If somebody could suggest a good 1TB drive from this site I would be really happy :grinning:, because I have no idea which hard drive manufacturers are good and which are bad - i think western digital are good though, but they are all out of stock.
This is only an option though if Scan will let me replace it for an alternative drive - and I think the odds are good because the one I have that failed is out of stock. I am calling them tomorrow.

thanks, Azur
 
I've got a seagate I'm quite happy with. Hard drives fail all the time. It isn't necessarily the manufacturer. Choose whats in your price range. If you're unsure get the most expensive one available. The best order for re-installing is always oldest to newest, so if you get your hard drive and install XP first and Vista second on separate partitions the dual-boot should be automatically created for you without need for editing the boot loader.
 
Thanks kairozamorro, I have arranged for the hard drive to be picked up on friday, so I am just going to shread all of the data on it now. I think that the vista bootloader should then just spot the previous xp and vista for a few days before I get another, then hopefully notice a new xp that I install. I think I might need to repair the vista bootloader again though because then NTDLR will take over the bootloader thing again I think.

I have been given the option for a refund, so I am going to buy a western digital one I think.

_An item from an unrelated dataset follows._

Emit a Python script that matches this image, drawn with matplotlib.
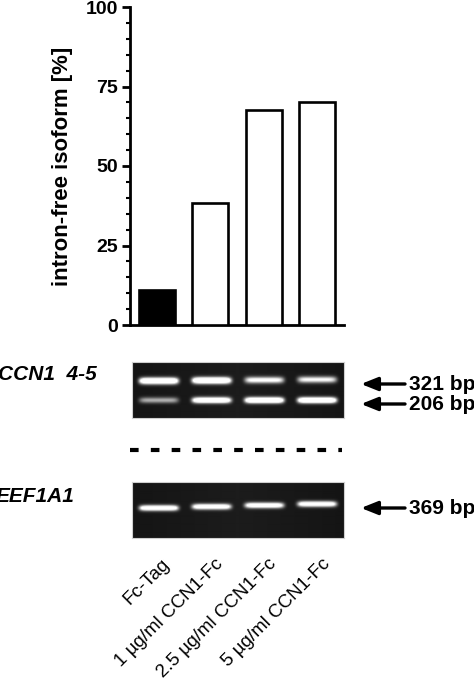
import matplotlib
matplotlib.use("Agg")
import matplotlib.pyplot as plt
import numpy as np

plt.rcParams["font.family"] = ["Liberation Sans", "DejaVu Sans"]
plt.rcParams["lines.scale_dashes"] = False

# data
lanes = ["Fc-Tag", "1 µg/ml CCN1-Fc", "2.5 µg/ml CCN1-Fc", "5 µg/ml CCN1-Fc"]
intron_free = [11.0, 38.5, 67.5, 70.0]
bar_colors = ["black", "white", "white", "white"]

# relative band brightness per lane (gel pictures)
band_321 = [1.00, 1.00, 0.62, 0.58]
band_206 = [0.38, 0.90, 1.00, 1.00]
band_369 = [0.85, 0.80, 0.78, 0.80]

W, H = 474, 688


def px_axes(fig, x0, y0, x1, y1):
    # pixel box (top-left origin) -> figure axes
    return fig.add_axes([x0 / W, 1 - y1 / H, (x1 - x0) / W, (y1 - y0) / H])


def gel_image(rows, n_rows=56, n_cols=212):
    # rows: list of (row_px, intensities, sigma, tilt)
    img = np.full((n_rows, n_cols), 0.11)
    yy = np.arange(n_rows)[:, None]
    xx = np.linspace(-0.5, 3.5, n_cols)[None, :]
    for row, vals, sig, tilt in rows:
        for i, v in enumerate(vals):
            prof_x = np.exp(-((xx - i) / 0.37) ** 8)
            r = row - tilt * i
            prof_y = np.exp(-0.5 * ((yy - r) / sig) ** 2)
            img += 1.6 * v * prof_x * prof_y
    # slight darker edges
    img -= 0.03 * (np.abs(xx - 1.5) / 2.0)
    return np.clip(img, 0, 1)


fig = plt.figure(figsize=(W / 100, H / 100), dpi=100)

# ---- bar chart ----
ax = px_axes(fig, 130, 7, 344, 325)
x = np.arange(len(lanes))
ax.bar(x, intron_free, width=0.68, color=bar_colors, edgecolor="black",
       linewidth=1.9, zorder=3)
ax.set_xlim(-0.5, 3.5)
ax.set_ylim(0, 100)
ax.set_yticks([0, 25, 50, 75, 100])
ax.set_yticks(np.arange(0, 101, 5), minor=True)
ax.set_xticks([])
for s in ["top", "right"]:
    ax.spines[s].set_visible(False)
ax.spines["left"].set_linewidth(2.0)
ax.spines["bottom"].set_linewidth(2.0)
ax.tick_params(axis="y", which="major", length=5.5, width=2.0, pad=3,
               labelsize=14)
ax.tick_params(axis="y", which="minor", length=3, width=1.5)
for t in ax.get_yticklabels():
    t.set_fontweight("bold")
ax.set_ylabel("intron-free isoform [%]", fontsize=16, fontweight="bold",
              labelpad=9)

# ---- gels ----
g1 = px_axes(fig, 132, 362, 344, 418)
img1 = gel_image([(19, band_321, 2.2, 0.4), (38, band_206, 2.0, 0.0)])
g1.imshow(img1, cmap="gray", vmin=0, vmax=1, aspect="auto",
          interpolation="bilinear")
g1.set_xticks([])
g1.set_yticks([])
for s in g1.spines.values():
    s.set_edgecolor("#cfcfcf")
    s.set_linewidth(0.8)

g2 = px_axes(fig, 132, 482, 344, 538)
img2 = gel_image([(26, band_369, 1.9, 1.3)])
g2.imshow(img2, cmap="gray", vmin=0, vmax=1, aspect="auto",
          interpolation="bilinear")
g2.set_xticks([])
g2.set_yticks([])
for s in g2.spines.values():
    s.set_edgecolor("#cfcfcf")
    s.set_linewidth(0.8)

# ---- overlay for annotations ----
ov = fig.add_axes([0, 0, 1, 1])
ov.set_xlim(0, W)
ov.set_ylim(H, 0)
ov.axis("off")
ov.patch.set_alpha(0)

ov.plot([130, 342], [450, 450], color="black", linewidth=3.0,
        linestyle=(0, (6.2, 8.8)))

bold = dict(fontsize=15, fontweight="bold", color="black")
ov.text(-2, 375, "CCN1  4-5", style="italic", ha="left", va="center", **bold)
ov.text(-4, 497, "EEF1A1", style="italic", ha="left", va="center", **bold)

for yv, lab in [(384, "321 bp"), (404, "206 bp"), (508, "369 bp")]:
    ov.annotate("", xy=(361, yv), xytext=(405, yv),
                arrowprops=dict(arrowstyle="-|>,head_length=1.0,head_width=0.4",
                                color="black", lw=2.4, shrinkA=0, shrinkB=0))
    ov.text(409, yv, lab, ha="left", va="center", **bold)

# lane labels
for i, lab in enumerate(lanes):
    xc = ax.transData.transform((i, 0))[0]
    ov.text(xc + 4, 555, lab, rotation=45, rotation_mode="anchor",
            ha="right", va="top", fontsize=13.5, color="black")

fig.savefig("out.png", dpi=100)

I have run all of the basic tests on the seatools program and it has passed them aswell as the smart test. The longer ones look like they will take all night or even longer, so I am not going to run those. I am sending it back based on the fact that it clicked about 4 times the other day while I was in another operating system on another drive.
Do you think that it could have just spun down slower because it wasn't being used, and then when it was called on for data the OS suddenly read it it clicked?

Thanks, Azur :smile:
 
My 2 WD 500Gb SATA drives are very quiet, just spinning or read/writing.
The Maxtor 160Gb IDE drive that used to be the second drive, made more noise especially when the read/write heads did a seek.
There was nothing wrong with it though, it was just not as quiet.
I quite liked the seek noises at boot-up, I always used them as an audio guide to the boot progress, with a triple click letting me know the splash screen was gone and the boot menu was about to appear.
It quite confused me when the silent WD disk went in and I had no more audio progress reports at boot time. I missed a few boot menus (very short timeout) because of it, so I've actually upped the timeout value as a result.
The point being, that noises made by a HDD don't indicate an error. My IDE disk is years old, has been running in 2 different PC builds, has never given errors and is still going strong (now in a DTR). All that time it's been noisy (compared to the WD) but not in an absolute sense.
If you return your Seagate as faulty and their returns department runs the same tests you have (i.e. NO errors, NO faults), they might not be inclined to give you a full refund.
I don't know about where you come from, but British consumer law entitles you to a full refund if the goods are faulty, i.e. "not fit for purpose" or "not of merchantable quality", but hearing 4 clicks wouldn't qualify on either count.
 
I got a 1TB hard drive just recently, and so far it seems to be pretty good (it was only $130). It is a Iomega Ego Desktop Hard Drive. I also have a passport drive that is the same brand that is 250 GBs, and that one I've used for a while now, and like it.
Its relatively quiet, and has reasonably good speed of data transfer as well.